Start Source material

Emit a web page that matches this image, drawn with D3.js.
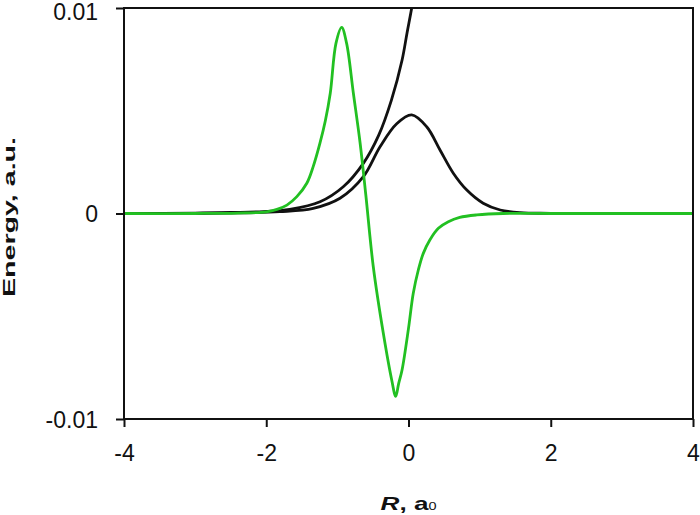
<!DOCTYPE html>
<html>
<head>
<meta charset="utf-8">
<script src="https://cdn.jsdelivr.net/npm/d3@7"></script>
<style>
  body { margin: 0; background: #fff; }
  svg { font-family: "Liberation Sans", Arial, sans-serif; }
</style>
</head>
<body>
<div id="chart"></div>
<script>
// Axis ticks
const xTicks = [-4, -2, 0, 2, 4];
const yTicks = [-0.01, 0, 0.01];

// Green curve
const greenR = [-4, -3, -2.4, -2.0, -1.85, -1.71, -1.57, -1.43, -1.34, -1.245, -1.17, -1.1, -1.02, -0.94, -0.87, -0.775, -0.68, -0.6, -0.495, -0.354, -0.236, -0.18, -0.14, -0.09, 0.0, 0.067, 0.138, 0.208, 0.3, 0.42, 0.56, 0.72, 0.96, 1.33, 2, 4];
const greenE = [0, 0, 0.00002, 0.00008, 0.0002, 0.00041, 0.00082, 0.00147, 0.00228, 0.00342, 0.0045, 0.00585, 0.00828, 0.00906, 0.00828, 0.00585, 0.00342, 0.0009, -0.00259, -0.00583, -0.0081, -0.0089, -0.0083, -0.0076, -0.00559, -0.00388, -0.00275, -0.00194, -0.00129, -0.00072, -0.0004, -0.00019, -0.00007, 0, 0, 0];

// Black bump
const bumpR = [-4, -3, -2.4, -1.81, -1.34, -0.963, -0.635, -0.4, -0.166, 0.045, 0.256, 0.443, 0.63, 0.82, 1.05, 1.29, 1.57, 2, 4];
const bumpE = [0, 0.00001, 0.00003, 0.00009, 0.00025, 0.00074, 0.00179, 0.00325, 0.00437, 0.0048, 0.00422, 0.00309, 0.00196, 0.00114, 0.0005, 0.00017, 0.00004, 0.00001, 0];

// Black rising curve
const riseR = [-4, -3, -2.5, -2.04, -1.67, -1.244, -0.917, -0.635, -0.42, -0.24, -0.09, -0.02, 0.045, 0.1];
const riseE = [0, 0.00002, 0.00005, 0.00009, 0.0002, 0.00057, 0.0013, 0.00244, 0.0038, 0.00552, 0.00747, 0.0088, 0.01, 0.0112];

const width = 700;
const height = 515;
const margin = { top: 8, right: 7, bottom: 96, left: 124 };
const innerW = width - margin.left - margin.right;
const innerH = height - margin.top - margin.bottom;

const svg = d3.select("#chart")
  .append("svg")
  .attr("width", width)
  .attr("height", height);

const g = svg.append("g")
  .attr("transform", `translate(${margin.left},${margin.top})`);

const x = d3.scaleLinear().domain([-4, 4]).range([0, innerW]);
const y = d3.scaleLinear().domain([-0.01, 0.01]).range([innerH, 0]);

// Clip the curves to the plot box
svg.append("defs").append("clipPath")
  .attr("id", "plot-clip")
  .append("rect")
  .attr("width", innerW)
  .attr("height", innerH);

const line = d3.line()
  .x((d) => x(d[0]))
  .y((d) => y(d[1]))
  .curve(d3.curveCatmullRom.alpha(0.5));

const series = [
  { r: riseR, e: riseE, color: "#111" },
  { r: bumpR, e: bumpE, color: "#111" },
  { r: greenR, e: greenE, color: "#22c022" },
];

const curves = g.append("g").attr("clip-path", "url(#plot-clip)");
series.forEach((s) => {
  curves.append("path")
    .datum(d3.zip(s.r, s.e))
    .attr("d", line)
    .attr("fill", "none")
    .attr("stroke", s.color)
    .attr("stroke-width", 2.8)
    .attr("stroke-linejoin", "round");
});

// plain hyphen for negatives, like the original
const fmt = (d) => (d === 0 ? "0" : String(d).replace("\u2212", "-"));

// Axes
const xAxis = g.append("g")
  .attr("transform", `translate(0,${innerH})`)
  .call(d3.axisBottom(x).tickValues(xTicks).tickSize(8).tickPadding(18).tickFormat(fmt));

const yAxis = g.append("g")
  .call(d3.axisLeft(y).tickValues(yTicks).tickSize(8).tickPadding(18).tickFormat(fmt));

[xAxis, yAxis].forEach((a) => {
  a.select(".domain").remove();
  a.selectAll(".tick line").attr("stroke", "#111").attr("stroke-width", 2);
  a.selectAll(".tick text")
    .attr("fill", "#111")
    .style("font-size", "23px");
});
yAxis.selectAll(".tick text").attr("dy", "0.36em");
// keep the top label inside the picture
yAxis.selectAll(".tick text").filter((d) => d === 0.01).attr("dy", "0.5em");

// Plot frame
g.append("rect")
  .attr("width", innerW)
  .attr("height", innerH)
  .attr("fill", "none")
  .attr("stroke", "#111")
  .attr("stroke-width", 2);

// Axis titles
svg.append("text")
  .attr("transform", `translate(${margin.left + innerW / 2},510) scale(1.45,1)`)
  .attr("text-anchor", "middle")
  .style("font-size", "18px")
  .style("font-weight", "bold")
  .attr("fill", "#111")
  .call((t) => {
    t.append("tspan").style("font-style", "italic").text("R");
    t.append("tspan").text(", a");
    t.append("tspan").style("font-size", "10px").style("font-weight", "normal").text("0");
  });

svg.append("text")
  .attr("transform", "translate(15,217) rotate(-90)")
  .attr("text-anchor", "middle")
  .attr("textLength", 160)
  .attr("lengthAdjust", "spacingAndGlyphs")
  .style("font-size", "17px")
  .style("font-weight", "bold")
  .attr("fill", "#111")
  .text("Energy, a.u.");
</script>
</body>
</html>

End Source material

• **The task**:
Copy the material exactly. Do not include the pictures.

• **Completed task**:
Emit a web page that matches this image, drawn with D3.js.
<!DOCTYPE html>
<html>
<head>
<meta charset="utf-8">
<script src="https://cdn.jsdelivr.net/npm/d3@7"></script>
<style>
  body { margin: 0; background: #fff; }
  svg { font-family: "Liberation Sans", Arial, sans-serif; }
</style>
</head>
<body>
<div id="chart"></div>
<script>
// Axis ticks
const xTicks = [-4, -2, 0, 2, 4];
const yTicks = [-0.01, 0, 0.01];

// Green curve
const greenR = [-4, -3, -2.4, -2.0, -1.85, -1.71, -1.57, -1.43, -1.34, -1.245, -1.17, -1.1, -1.02, -0.94, -0.87, -0.775, -0.68, -0.6, -0.495, -0.354, -0.236, -0.18, -0.14, -0.09, 0.0, 0.067, 0.138, 0.208, 0.3, 0.42, 0.56, 0.72, 0.96, 1.33, 2, 4];
const greenE = [0, 0, 0.00002, 0.00008, 0.0002, 0.00041, 0.00082, 0.00147, 0.00228, 0.00342, 0.0045, 0.00585, 0.00828, 0.00906, 0.00828, 0.00585, 0.00342, 0.0009, -0.00259, -0.00583, -0.0081, -0.0089, -0.0083, -0.0076, -0.00559, -0.00388, -0.00275, -0.00194, -0.00129, -0.00072, -0.0004, -0.00019, -0.00007, 0, 0, 0];

// Black bump
const bumpR = [-4, -3, -2.4, -1.81, -1.34, -0.963, -0.635, -0.4, -0.166, 0.045, 0.256, 0.443, 0.63, 0.82, 1.05, 1.29, 1.57, 2, 4];
const bumpE = [0, 0.00001, 0.00003, 0.00009, 0.00025, 0.00074, 0.00179, 0.00325, 0.00437, 0.0048, 0.00422, 0.00309, 0.00196, 0.00114, 0.0005, 0.00017, 0.00004, 0.00001, 0];

// Black rising curve
const riseR = [-4, -3, -2.5, -2.04, -1.67, -1.244, -0.917, -0.635, -0.42, -0.24, -0.09, -0.02, 0.045, 0.1];
const riseE = [0, 0.00002, 0.00005, 0.00009, 0.0002, 0.00057, 0.0013, 0.00244, 0.0038, 0.00552, 0.00747, 0.0088, 0.01, 0.0112];

const width = 700;
const height = 515;
const margin = { top: 8, right: 7, bottom: 96, left: 124 };
const innerW = width - margin.left - margin.right;
const innerH = height - margin.top - margin.bottom;

const svg = d3.select("#chart")
  .append("svg")
  .attr("width", width)
  .attr("height", height);

const g = svg.append("g")
  .attr("transform", `translate(${margin.left},${margin.top})`);

const x = d3.scaleLinear().domain([-4, 4]).range([0, innerW]);
const y = d3.scaleLinear().domain([-0.01, 0.01]).range([innerH, 0]);

// Clip the curves to the plot box
svg.append("defs").append("clipPath")
  .attr("id", "plot-clip")
  .append("rect")
  .attr("width", innerW)
  .attr("height", innerH);

const line = d3.line()
  .x((d) => x(d[0]))
  .y((d) => y(d[1]))
  .curve(d3.curveCatmullRom.alpha(0.5));

const series = [
  { r: riseR, e: riseE, color: "#111" },
  { r: bumpR, e: bumpE, color: "#111" },
  { r: greenR, e: greenE, color: "#22c022" },
];

const curves = g.append("g").attr("clip-path", "url(#plot-clip)");
series.forEach((s) => {
  curves.append("path")
    .datum(d3.zip(s.r, s.e))
    .attr("d", line)
    .attr("fill", "none")
    .attr("stroke", s.color)
    .attr("stroke-width", 2.8)
    .attr("stroke-linejoin", "round");
});

// plain hyphen for negatives, like the original
const fmt = (d) => (d === 0 ? "0" : String(d).replace("\u2212", "-"));

// Axes
const xAxis = g.append("g")
  .attr("transform", `translate(0,${innerH})`)
  .call(d3.axisBottom(x).tickValues(xTicks).tickSize(8).tickPadding(18).tickFormat(fmt));

const yAxis = g.append("g")
  .call(d3.axisLeft(y).tickValues(yTicks).tickSize(8).tickPadding(18).tickFormat(fmt));

[xAxis, yAxis].forEach((a) => {
  a.select(".domain").remove();
  a.selectAll(".tick line").attr("stroke", "#111").attr("stroke-width", 2);
  a.selectAll(".tick text")
    .attr("fill", "#111")
    .style("font-size", "23px");
});
yAxis.selectAll(".tick text").attr("dy", "0.36em");
// keep the top label inside the picture
yAxis.selectAll(".tick text").filter((d) => d === 0.01).attr("dy", "0.5em");

// Plot frame
g.append("rect")
  .attr("width", innerW)
  .attr("height", innerH)
  .attr("fill", "none")
  .attr("stroke", "#111")
  .attr("stroke-width", 2);

// Axis titles
svg.append("text")
  .attr("transform", `translate(${margin.left + innerW / 2},510) scale(1.45,1)`)
  .attr("text-anchor", "middle")
  .style("font-size", "18px")
  .style("font-weight", "bold")
  .attr("fill", "#111")
  .call((t) => {
    t.append("tspan").style("font-style", "italic").text("R");
    t.append("tspan").text(", a");
    t.append("tspan").style("font-size", "10px").style("font-weight", "normal").text("0");
  });

svg.append("text")
  .attr("transform", "translate(15,217) rotate(-90)")
  .attr("text-anchor", "middle")
  .attr("textLength", 160)
  .attr("lengthAdjust", "spacingAndGlyphs")
  .style("font-size", "17px")
  .style("font-weight", "bold")
  .attr("fill", "#111")
  .text("Energy, a.u.");
</script>
</body>
</html>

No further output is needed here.